The district court made findings of fact that: "said roads * * * [were] joined to and formed a part of the road and highway system of the Commonwealth of Puerto Rico and * * * over those roads to which said roads * * * [were] joined, there was such [interstate] trade, commerce, transportation, transmission and communication."
The district court in its opinion stated that in Puerto Rico the entire network of public roads, primary, secondary and tertiary, is "an existing instrumentality of interstate commerce." The court concluded "that any public road constructed in Puerto Rico both is a part of, and improves the functioning of the existing instrumentality of interstate commerce." 176 F. Supp. 889, 891.
The highways in these cases involved new construction. The Supreme Court, however, in Mitchell v. C.W. Vollmer Co., 1955, 349 U.S. 427, 75 S.Ct. 860, 861, 99 L.Ed. 1196, rejected the "new construction" exception to the provision "engaged in commerce." See also Mitchell v. H.B. Zachry Co., 1960, 362 U.S. 310, at page 319, 80 S.Ct. 739, at page 745, 4 L.Ed.2d 753. The Court stated in Vollmer that the test is "whether the work is so directly and vitally related to the functioning of an instrumentality or facility of interstate commerce as to be, in practical effect, a part of it, rather than isolated, local activity * * * [T]he work of improving existing facilities of interstate commerce, involved in the present case, falls in the same category, [activity in commerce]." Supra, 349 U.S. at pages 429-430, 75 S. Ct. at page 862.
The proper standard under the Supreme Court's "practical considerations" test is whether "the project when completed, is intended to and will serve as an important, definite addition to, or improvement of, existing identifiable instrumentalities and thus facilitate the flow of commerce * * *" If so "the necessity for a future connection will not be decisive." Archer v. Brown Root, Inc., 5 Cir., 241 F.2d 663, at page 667, certiorari denied 1957, 355 U.S. 825, 78 S.Ct. 33, 2 L.Ed.2d 39.
The Supreme Court has stated that the purpose of the FLSA was to extend federal control "throughout the farthest reaches of the channels of interstate commerce." Walling v. Jacksonville Paper Co., 1943, 317 U.S. 564 at page 567, 63 S.Ct. 332, at page 335, 87 L.Ed. 460. See also Mitchell v. H.B. Zachry Co., supra, 362 U.S. at page 320, 80 S.Ct. at page 745.
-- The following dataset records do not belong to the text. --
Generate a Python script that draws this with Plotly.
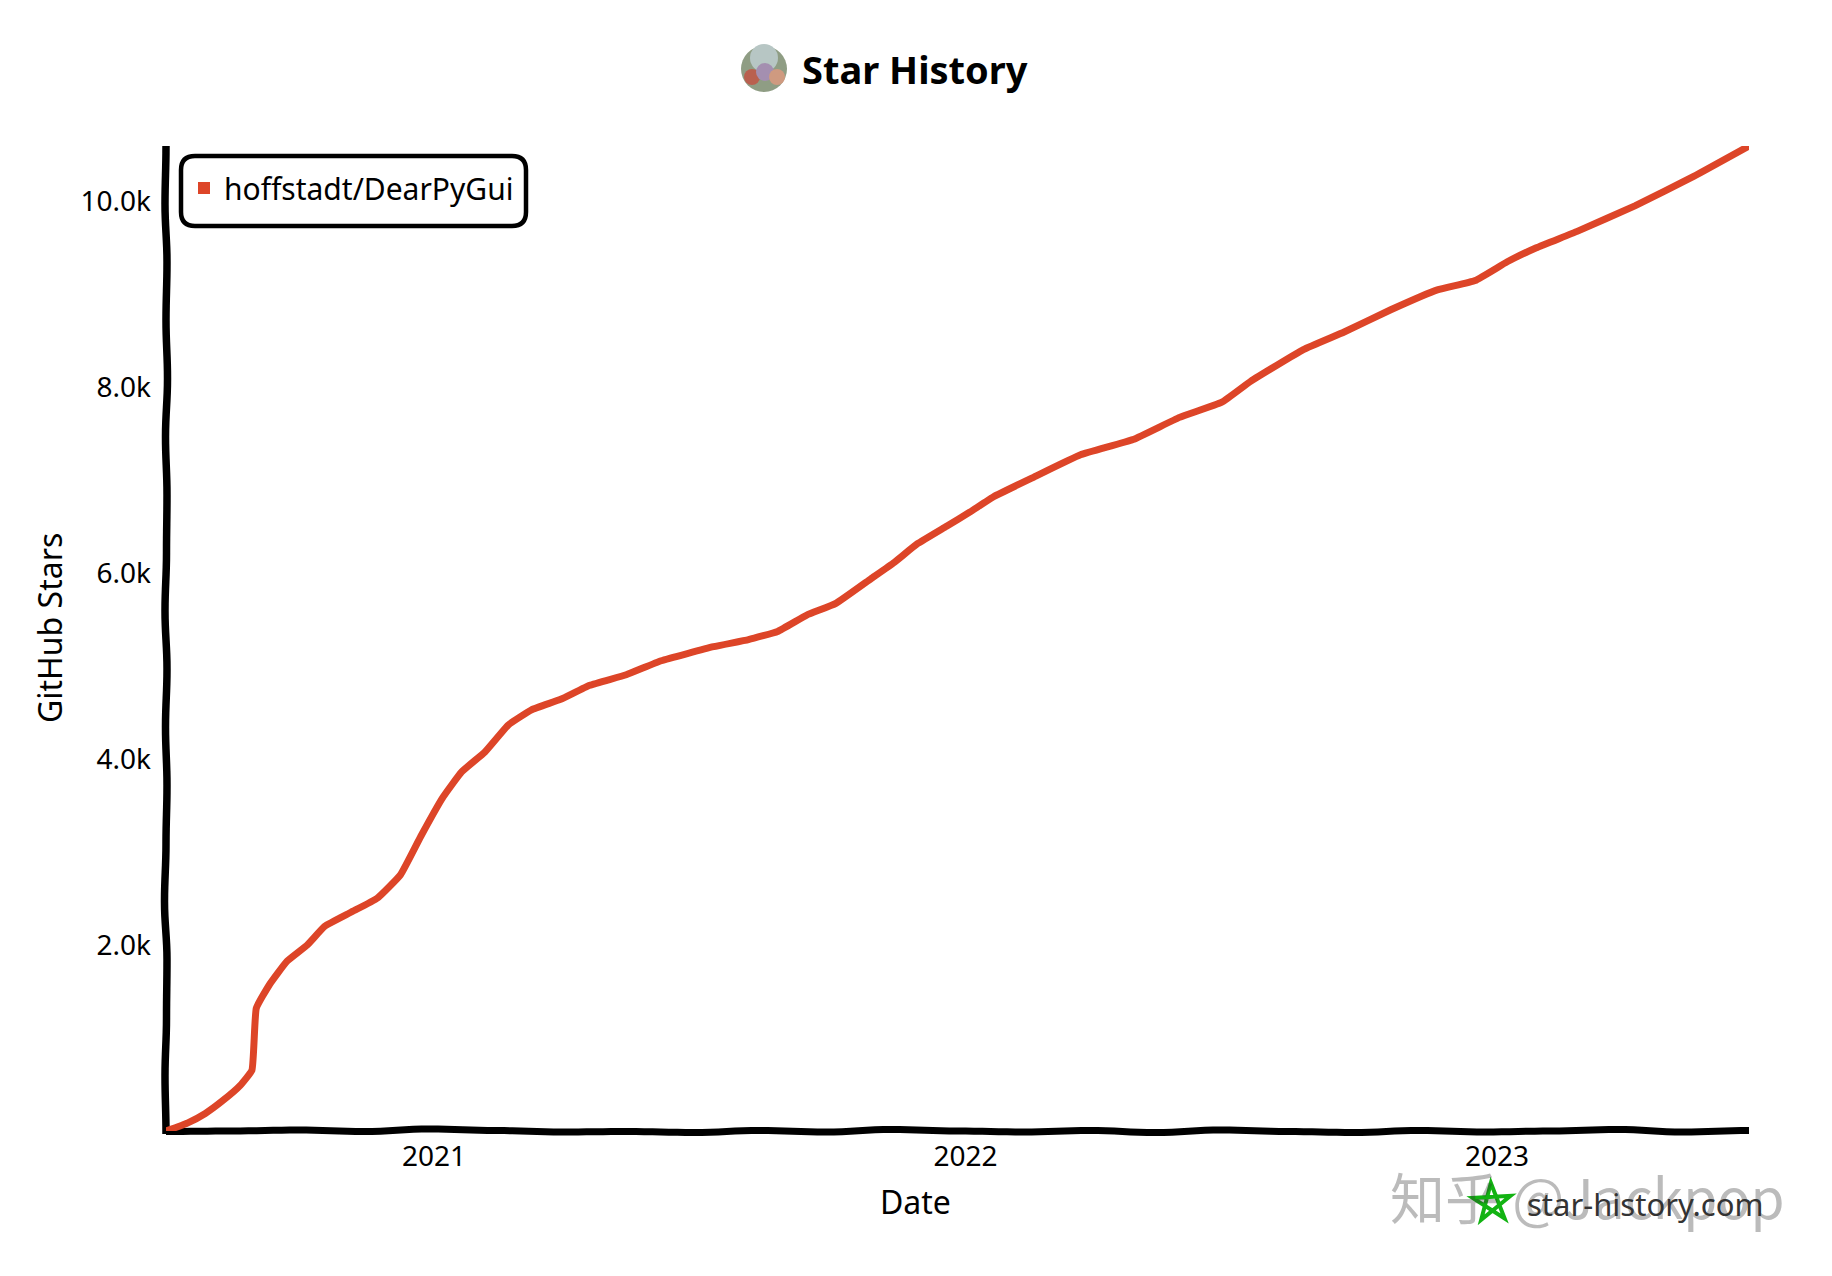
import math
import plotly.graph_objects as go

dates = ["2020-07-01","2020-07-16","2020-07-28","2020-08-09","2020-08-21","2020-08-29","2020-09-01","2020-09-10",
"2020-09-22","2020-10-06","2020-10-18","2020-11-05","2020-11-23","2020-12-09","2020-12-23","2021-01-07",
"2021-01-20","2021-02-05","2021-02-21","2021-03-09","2021-03-29","2021-04-18","2021-05-13","2021-06-06",
"2021-07-12","2021-08-05","2021-08-25","2021-09-14","2021-10-04","2021-10-28","2021-11-13","2021-11-29",
"2021-12-19","2022-01-04","2022-01-20","2022-02-17","2022-03-21","2022-04-26","2022-05-28","2022-06-26",
"2022-07-16","2022-08-21","2022-09-18","2022-10-20","2022-11-21","2022-12-17","2023-01-08","2023-01-28",
"2023-02-25","2023-04-06","2023-05-16","2023-06-23"]
stars = [0,88,189,327,491,654,1321,1573,1824,2000,2201,2352,2503,2755,3170,3585,3862,4076,4365,4529,4642,4793,
4906,5057,5208,5284,5372,5548,5674,5938,6114,6315,6504,6655,6818,7032,7271,7435,7674,7837,8064,8403,8592,
8831,9045,9146,9347,9498,9674,9951,10265,10592]
repo = "hoffstadt/DearPyGui"
y_ticks = [2000, 4000, 6000, 8000, 10000]
y_labels = ["2.0k", "4.0k", "6.0k", "8.0k", "10.0k"]
x_ticks = ["2021-01-01", "2022-01-01", "2023-01-01"]
x_labels = ["2021", "2022", "2023"]

# hand-drawn look of the axis strokes: small offsets, in pixels, along each stroke
x_wobble = [0.5, 0, -1, 0.5, -2, -0.5, 1, 0.5, 1.5, -0.5, 1, -1.5, 0, 1, -0.5, 1.5, -1, 0.5, 1.5, -0.5, 1, 0, -1.5, 1, -0.5]
y_wobble = [0, -1, 1, 0, 1.5, -0.5, 1, 0.5, -1, 1, -0.5, 1, 0, -1.5, 1, 0.5, -1, 0]

W, H = 1832, 1276
L, R, T, B = 166, 1749, 146, 1131
FONT = "Noto Sans"
RED = "#dd4528"
px = lambda v: (v - L) / (R - L)
py = lambda v: (B - v) / (B - T)

def rounded(x0, y0, x1, y1, r):
    return (f"M{px(x0+r)},{py(y0)} L{px(x1-r)},{py(y0)} Q{px(x1)},{py(y0)} {px(x1)},{py(y0+r)} "
            f"L{px(x1)},{py(y1-r)} Q{px(x1)},{py(y1)} {px(x1-r)},{py(y1)} L{px(x0+r)},{py(y1)} "
            f"Q{px(x0)},{py(y1)} {px(x0)},{py(y1-r)} L{px(x0)},{py(y0+r)} Q{px(x0)},{py(y0)} {px(x0+r)},{py(y0)} Z")

def wavy(a0, a1, offs, horizontal, base):
    pts = []
    n = len(offs) - 1
    for i in range(n):
        for k in range(8):
            t = k / 8
            o = offs[i] + (offs[i+1] - offs[i]) * (1 - math.cos(math.pi * t)) / 2
            a = a0 + (a1 - a0) * (i + t) / n
            pts.append((a, base + o))
    pts.append((a1, base + offs[-1]))
    if horizontal:
        return "M" + " L".join(f"{px(a)},{py(b)}" for a, b in pts)
    return "M" + " L".join(f"{px(b)},{py(a)}" for a, b in pts)

def circle(cx, cy, r, fill):
    return dict(type="circle", xref="paper", yref="paper", x0=px(cx-r), x1=px(cx+r), y0=py(cy+r), y1=py(cy-r),
                fillcolor=fill, line_width=0, layer="above")

star_pts = [(1492 + 20*math.sin(i*4*math.pi/5 + 1.2), 1203 - 20*math.cos(i*4*math.pi/5 + 1.2)) for i in range(5)]
star_path = "M" + " L".join(f"{px(a)},{py(b)}" for a, b in star_pts) + " Z"

fig = go.Figure()
fig.add_trace(go.Scatter(x=dates, y=stars, mode="lines", cliponaxis=False, showlegend=False, name=repo,
                         line=dict(color=RED, width=7, shape="spline", smoothing=0.35)))
fig.add_trace(go.Scatter(x=[None], y=[None], mode="markers", name=repo,
                         marker=dict(symbol="square", size=17, color=RED)))

shapes = [
    dict(type="path", xref="paper", yref="paper", path=rounded(181, 156, 526, 226, 14),
         line=dict(color="black", width=4.5), fillcolor="white", layer="below"),
    dict(type="path", xref="paper", yref="paper", path=wavy(T, B + 3, y_wobble, False, L),
         line=dict(color="black", width=7.5), layer="below"),
    dict(type="path", xref="paper", yref="paper", path=wavy(L, R, x_wobble, True, B),
         line=dict(color="black", width=7), layer="below"),
    dict(type="path", xref="paper", yref="paper", path=star_path, line=dict(color="#12b312", width=4), layer="above"),
    circle(764, 69, 23, "#8f9d84"),
    circle(764, 58, 14, "#b7c6c4"),
    circle(752, 77, 8, "#b9604f"),
    circle(765, 72, 9, "#a48fb0"),
    circle(777, 77, 8, "#cf9a80"),
]

annotations = [
    dict(text="<b>Star History</b>", xref="paper", yref="paper", x=px(915), y=py(69), xanchor="center", yanchor="middle",
         showarrow=False, font=dict(family=FONT, size=38, color="black")),
    dict(text="知乎 @Jackpop", xref="paper", yref="paper", x=px(1587), y=py(1195), xanchor="center", yanchor="middle",
         showarrow=False, opacity=0.33, font=dict(family="Noto Sans CJK SC", size=55, color="#333333")),
    dict(text="star-history.com", xref="paper", yref="paper", x=px(1525), y=py(1204), xanchor="left", yanchor="middle",
         showarrow=False, font=dict(family=FONT, size=31, color="#333333")),
    dict(text="Date", xref="paper", yref="paper", x=px(915), y=py(1201), xanchor="center", yanchor="middle",
         showarrow=False, font=dict(family=FONT, size=32, color="black")),
    dict(text="GitHub Stars", xref="paper", yref="paper", x=px(49), y=py(628), xanchor="center", yanchor="middle",
         textangle=-90, showarrow=False, font=dict(family=FONT, size=32, color="black")),
]

axis_common = dict(showgrid=False, zeroline=False, showline=False, ticks="",
                   tickfont=dict(family=FONT, size=28, color="black"))
fig.update_layout(
    width=W, height=H, autosize=False,
    margin=dict(l=L, r=W - R, t=T, b=H - B, pad=0),
    paper_bgcolor="white", plot_bgcolor="rgba(0,0,0,0)",
    font=dict(family=FONT, color="black"),
    xaxis=dict(axis_common, type="date", range=["2020-07-01", "2023-06-23"], tickmode="array", tickvals=x_ticks,
               ticktext=x_labels, ticklabelstandoff=6),
    yaxis=dict(axis_common, range=[0, 10592], tickmode="array", tickvals=y_ticks, ticktext=y_labels, ticklabelstandoff=14),
    legend=dict(x=px(184), y=py(188), xanchor="left", yanchor="middle", bgcolor="rgba(0,0,0,0)", borderwidth=0,
                font=dict(family=FONT, size=30, color="black"), itemwidth=30, itemsizing="constant"),
    shapes=shapes, annotations=annotations,
)
fig.write_html("out.html", config={"displayModeBar": False},
               post_script="document.body.style.margin='0';document.documentElement.style.overflow='hidden';")
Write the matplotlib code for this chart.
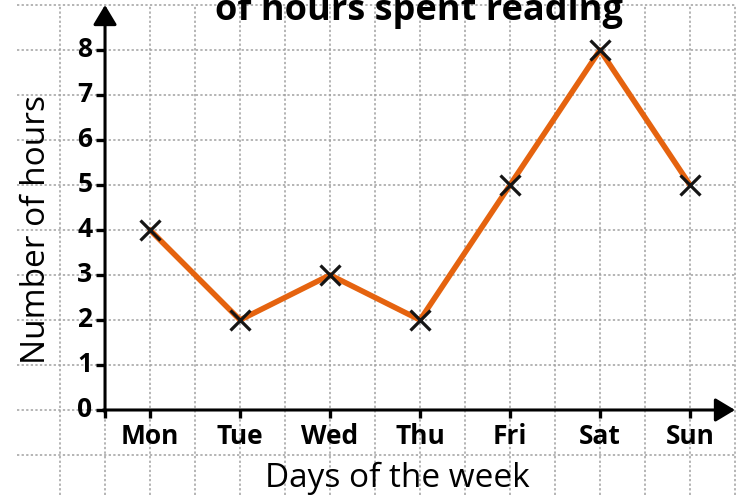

On the records in the instant cases, it is unnecessary for us to adopt the district court's broad determination that the construction of any public road in Puerto Rico is covered by the Act in order to affirm its decision. The stipulations afford substantial support for the district court's holding that the employees constructing these roads are covered by the Act.
A further contention of the defendants is that the district court abused its discretionary power by granting the injunctions against them. In view of the admitted intent of defendants to continue in the business of highway construction in the future and of the possibility on similar future construction of asserting the same argument that the construction is not covered by the Act, we cannot say that the granting of the injunctions was an abuse of the trial court's discretion. See Mitchell v. Hodges Contracting Company, 5 Cir., 1956, 238 F.2d 380.
Judgment will be entered affirming the judgments of the district court.